Half a dozen galaxies entangled in the gravitational web of a supermassive black hole, less than a billion years after the Big Bang, have been spotted by astronomers.
Researchers from the Italian National Institute for Astrophysics (INAF) say this is the first time such a close grouping has been seen so soon after the universe began.
Black holes emerging in the earliest years of the universe are thought to have formed from the collapse of the first stars – but until now astronomers didn’t know how they were able to grow so big – up to the size of a billion Suns – so quickly.
The observations of the galaxies surrounding the supermassive black hole were made by the European Southern Observatory’s (ESO) Very Large Telescope (VLT).
Finding this tangled web of galaxies ‘feeding’ an early supermassive black hole suggests they grow in web-like structures which contain plenty of gas to fuel them.
This image shows the sky around the supermassive black hole surrounded by at least six galaxies. This picture was created from images in the Digitized Sky Survey 2
Supermassive black holes are exotic, strange and relatively common cosmic phenomena – they appear at the centre of most galaxies including the Milky Way.
Marco Mignoli, astronomer from INAF, and study lead author, said the research was driven by the desire to understand supermassive black holes in the early universe.
‘These are extreme systems and to date we have had no good explanation for their existence,’ the Italian researcher explained.

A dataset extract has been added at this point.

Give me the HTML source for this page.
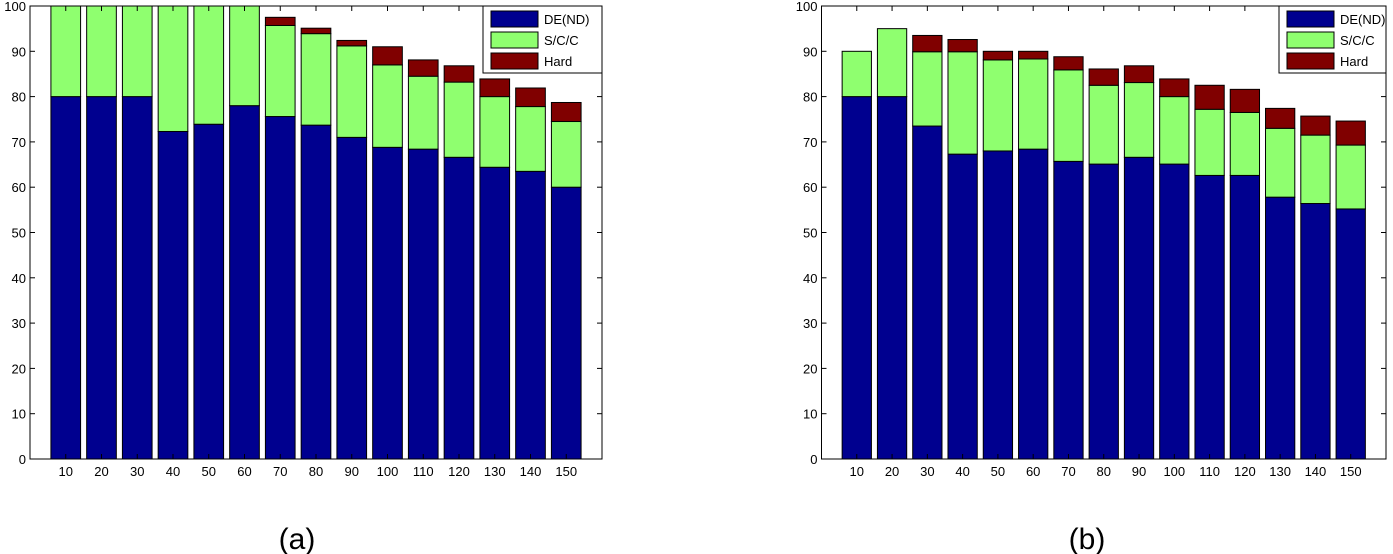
<!DOCTYPE html>
<html><head><meta charset="utf-8"><style>
html,body{margin:0;padding:0;background:#fff;}
svg{display:block;font-family:"Liberation Sans",Arial,sans-serif;}
</style></head><body>
<svg id="fig" width="1393" height="554" viewBox="0 0 1393 554"></svg>
<script>
const categories = ["10","20","30","40","50","60","70","80","90","100","110","120","130","140","150"];
const yTicks = [0,10,20,30,40,50,60,70,80,90,100];
const seriesNames = ["DE(ND)","S/C/C","Hard"];
const deA = [80,80,80,72.3,73.9,78,75.6,73.7,71,68.8,68.4,66.6,64.4,63.5,60];
const sccA = [20,20,20,27.7,26.1,22,20.1,20.2,20.2,18.2,16.1,16.6,15.6,14.3,14.5];
const hardA = [0,0,0,0,0,0,1.8,1.2,1.2,4,3.6,3.6,3.9,4.1,4.2];
const deB = [80,80,73.5,67.3,68,68.4,65.7,65.1,66.6,65.1,62.6,62.6,57.8,56.4,55.2];
const sccB = [10,15,16.4,22.6,20.1,19.9,20.2,17.4,16.5,14.9,14.6,13.9,15.2,15.1,14.1];
const hardB = [0,0,3.6,2.7,1.9,1.7,2.9,3.6,3.7,3.9,5.3,5.1,4.4,4.2,5.3];
const colors = ["#00008f","#8fff6f","#800000"];
const NS="http://www.w3.org/2000/svg";
const svg=document.getElementById('fig');
function mk(tag,attrs,parent){const e=document.createElementNS(NS,tag);for(const k in attrs)e.setAttribute(k,attrs[k]);(parent||svg).appendChild(e);return e;}
function chart(id,left,right,series,legendX,caption,capX){
  const top=6,bottom=459;
  const g=mk('g',{});
  
  
  const n=categories.length;
  const step=(right-left)/(n+1);
  const xS=i=>left+step*(i+1);
  const yS=v=>bottom-(bottom-top)*v/100;
  const bw=step*0.83;
  mk('rect',{x:left,y:top,width:right-left,height:bottom-top,fill:'#fff'},g);
  for(let i=0;i<n;i++){
    let base=0;
    for(let s=0;s<3;s++){
      const v=series[s][i];
      if(v<=0){continue;}
      const r=mk('rect',{x:xS(i)-bw/2,y:yS(base+v),width:bw,height:yS(base)-yS(base+v),fill:colors[s],stroke:'#000','stroke-width':1},g);
      
      
      base+=v;
    }
  }
  mk('rect',{x:left,y:top,width:right-left,height:bottom-top,fill:'none',stroke:'#000','stroke-width':1},g);
  yTicks.forEach(t=>{
    const y=yS(t);
    mk('line',{x1:left,x2:left+5,y1:y,y2:y,stroke:'#000'},g);
    mk('line',{x1:right,x2:right-5,y1:y,y2:y,stroke:'#000'},g);
    const tx=mk('text',{x:left-4,y:y+5,'text-anchor':'end','font-size':13},g);
    tx.textContent=t;
    
    
  });
  categories.forEach((c,i)=>{
    const x=xS(i);
    mk('line',{x1:x,x2:x,y1:bottom,y2:bottom-5,stroke:'#000'},g);
    mk('line',{x1:x,x2:x,y1:top,y2:top+5,stroke:'#000'},g);
    const tx=mk('text',{x:x,y:bottom+17,'text-anchor':'middle','font-size':13},g);
    tx.textContent=c;
    
    
  });
  const lg=mk('g',{},g);
  
  
  mk('rect',{x:legendX,y:top,width:right-legendX,height:67,fill:'#fff',stroke:'#000'},lg);
  seriesNames.forEach((nm,s)=>{
    const cy=top+13+s*21;
    const p=mk('rect',{x:legendX+8,y:cy-8,width:47,height:16,fill:colors[s],stroke:'#000'},lg);
    
    
    const tx=mk('text',{x:legendX+61,y:cy+5,'font-size':13},lg);
    tx.textContent=nm;
    
    
  });
  const cap=mk('text',{x:capX,y:549,'text-anchor':'middle','font-size':30},g);
  cap.textContent=caption;
  
  
}
chart('a',30,602,[deA,sccA,hardA],483,'(a)',297);
chart('b',821.5,1386,[deB,sccB,hardB],1279,'(b)',1087);
</script>
</body></html>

All of the galaxies surrounding the black hole were lying in a cosmic ‘spider’s web’ of gas extending to more than 300 times the size of the Milky Way.
‘The cosmic web filaments are like spider’s web threads,’ said Mignoli, adding the ‘galaxies stand and grow where the filaments cross’.
‘Streams of gas – available to fuel both the galaxies and the central supermassive black hole – can flow along the filaments.’
The light from this large web-like structure, with its black hole of one billion solar masses, has travelled to Earth from when the universe was 900 million years old.
The discovery helped fill in part of the puzzle of how these relatively abundant but extreme objects formed so quickly after the Big Bang, the team said.
It is thought the first black holes must have grown very fast to reach masses of a billion suns within the first 900 million years of the universe’s life.
Astronomers have struggled to explain how sufficiently large amounts of ‘black hole fuel’ could have been available to enable these objects to grow so quickly.
The team behind this new study predict that it could be down to dark matter halos.
With the help of ESO’s Very Large Telescope (VLT), astronomers have found six galaxies lying around a supermassive black hole, the first time such a close grouping has been seen within the first billion years of the Universe
Colin Norman of Johns Hopkins University in the US, also a co-author on the study, said the discovery adds support to the theory that supermassive black holes form and grow within massive dark matter halos in large-scale web-like structures.
These large regions of invisible ‘dark matter’ are thought to attract huge amounts of gas in the early Universe.
Together, the gas and the invisible dark matter form the web-like structures where galaxies and black holes can evolve and allow a black hole to become supermassive.
The galaxies spotted inside the web are some of the faintest current telescopes – Earth or space-based – are able to spot.
This chart shows the location of the supermassive black hole surrounded by at least six galaxies, in the constellation of Sextans
It was made using the European Southern Observatory’s Very Large Telescope in Chile – but larger telescopes are needed to find even fainter objects.
‘The absence of earlier detections of such structures was likely due to observational limitations,’ Norman explained.
‘We believe we have just seen the tip of the iceberg, and that the few galaxies discovered so far around this supermassive black hole are only the brightest ones,’ said co-author Barbara Balmaverde, an astronomer at INAF in Torino, Italy.
The findings have been published in the journal Astronomy and Astrophysics.